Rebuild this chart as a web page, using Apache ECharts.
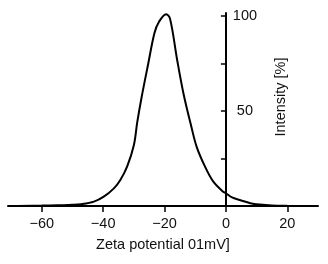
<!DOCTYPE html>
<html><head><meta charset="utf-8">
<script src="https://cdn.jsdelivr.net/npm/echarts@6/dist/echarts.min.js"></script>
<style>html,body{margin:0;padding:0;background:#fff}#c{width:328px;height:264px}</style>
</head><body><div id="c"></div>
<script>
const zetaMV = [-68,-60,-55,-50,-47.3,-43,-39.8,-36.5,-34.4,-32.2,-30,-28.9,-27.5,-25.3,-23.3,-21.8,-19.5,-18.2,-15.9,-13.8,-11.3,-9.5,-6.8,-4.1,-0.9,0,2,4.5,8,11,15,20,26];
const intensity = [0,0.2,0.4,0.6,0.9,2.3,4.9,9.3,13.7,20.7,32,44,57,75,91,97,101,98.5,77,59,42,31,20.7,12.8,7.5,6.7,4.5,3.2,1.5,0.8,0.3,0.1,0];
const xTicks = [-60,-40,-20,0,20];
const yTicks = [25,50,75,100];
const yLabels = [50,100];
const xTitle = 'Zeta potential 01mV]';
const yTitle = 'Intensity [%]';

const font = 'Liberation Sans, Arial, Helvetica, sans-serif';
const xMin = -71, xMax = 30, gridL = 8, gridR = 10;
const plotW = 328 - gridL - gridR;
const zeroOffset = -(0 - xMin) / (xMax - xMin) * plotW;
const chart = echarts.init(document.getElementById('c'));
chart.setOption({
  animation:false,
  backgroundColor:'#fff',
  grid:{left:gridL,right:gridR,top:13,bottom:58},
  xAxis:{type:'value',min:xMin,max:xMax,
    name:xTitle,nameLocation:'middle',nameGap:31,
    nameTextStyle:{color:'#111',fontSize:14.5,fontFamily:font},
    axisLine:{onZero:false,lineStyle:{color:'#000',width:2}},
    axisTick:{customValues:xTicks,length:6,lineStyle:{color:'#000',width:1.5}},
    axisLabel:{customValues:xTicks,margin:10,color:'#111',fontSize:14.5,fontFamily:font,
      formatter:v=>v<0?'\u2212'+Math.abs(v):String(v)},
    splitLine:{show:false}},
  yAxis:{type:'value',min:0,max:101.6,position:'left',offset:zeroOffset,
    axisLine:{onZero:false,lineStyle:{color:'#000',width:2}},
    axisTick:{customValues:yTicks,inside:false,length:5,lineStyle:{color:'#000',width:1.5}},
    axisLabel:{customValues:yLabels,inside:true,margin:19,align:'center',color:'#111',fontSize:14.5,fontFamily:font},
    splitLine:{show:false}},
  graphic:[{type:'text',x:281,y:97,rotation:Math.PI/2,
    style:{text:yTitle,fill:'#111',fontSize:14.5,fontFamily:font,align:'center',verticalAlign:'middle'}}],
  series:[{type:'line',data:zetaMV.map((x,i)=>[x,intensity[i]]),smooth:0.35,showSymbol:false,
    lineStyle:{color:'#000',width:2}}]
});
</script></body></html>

····················

Transcribe the listing in full. Omit the pictures and keep every line exact.

### Completed task
Rebuild this chart as a web page, using Apache ECharts.
<!DOCTYPE html>
<html><head><meta charset="utf-8">
<script src="https://cdn.jsdelivr.net/npm/echarts@6/dist/echarts.min.js"></script>
<style>html,body{margin:0;padding:0;background:#fff}#c{width:328px;height:264px}</style>
</head><body><div id="c"></div>
<script>
const zetaMV = [-68,-60,-55,-50,-47.3,-43,-39.8,-36.5,-34.4,-32.2,-30,-28.9,-27.5,-25.3,-23.3,-21.8,-19.5,-18.2,-15.9,-13.8,-11.3,-9.5,-6.8,-4.1,-0.9,0,2,4.5,8,11,15,20,26];
const intensity = [0,0.2,0.4,0.6,0.9,2.3,4.9,9.3,13.7,20.7,32,44,57,75,91,97,101,98.5,77,59,42,31,20.7,12.8,7.5,6.7,4.5,3.2,1.5,0.8,0.3,0.1,0];
const xTicks = [-60,-40,-20,0,20];
const yTicks = [25,50,75,100];
const yLabels = [50,100];
const xTitle = 'Zeta potential 01mV]';
const yTitle = 'Intensity [%]';

const font = 'Liberation Sans, Arial, Helvetica, sans-serif';
const xMin = -71, xMax = 30, gridL = 8, gridR = 10;
const plotW = 328 - gridL - gridR;
const zeroOffset = -(0 - xMin) / (xMax - xMin) * plotW;
const chart = echarts.init(document.getElementById('c'));
chart.setOption({
  animation:false,
  backgroundColor:'#fff',
  grid:{left:gridL,right:gridR,top:13,bottom:58},
  xAxis:{type:'value',min:xMin,max:xMax,
    name:xTitle,nameLocation:'middle',nameGap:31,
    nameTextStyle:{color:'#111',fontSize:14.5,fontFamily:font},
    axisLine:{onZero:false,lineStyle:{color:'#000',width:2}},
    axisTick:{customValues:xTicks,length:6,lineStyle:{color:'#000',width:1.5}},
    axisLabel:{customValues:xTicks,margin:10,color:'#111',fontSize:14.5,fontFamily:font,
      formatter:v=>v<0?'\u2212'+Math.abs(v):String(v)},
    splitLine:{show:false}},
  yAxis:{type:'value',min:0,max:101.6,position:'left',offset:zeroOffset,
    axisLine:{onZero:false,lineStyle:{color:'#000',width:2}},
    axisTick:{customValues:yTicks,inside:false,length:5,lineStyle:{color:'#000',width:1.5}},
    axisLabel:{customValues:yLabels,inside:true,margin:19,align:'center',color:'#111',fontSize:14.5,fontFamily:font},
    splitLine:{show:false}},
  graphic:[{type:'text',x:281,y:97,rotation:Math.PI/2,
    style:{text:yTitle,fill:'#111',fontSize:14.5,fontFamily:font,align:'center',verticalAlign:'middle'}}],
  series:[{type:'line',data:zetaMV.map((x,i)=>[x,intensity[i]]),smooth:0.35,showSymbol:false,
    lineStyle:{color:'#000',width:2}}]
});
</script></body></html>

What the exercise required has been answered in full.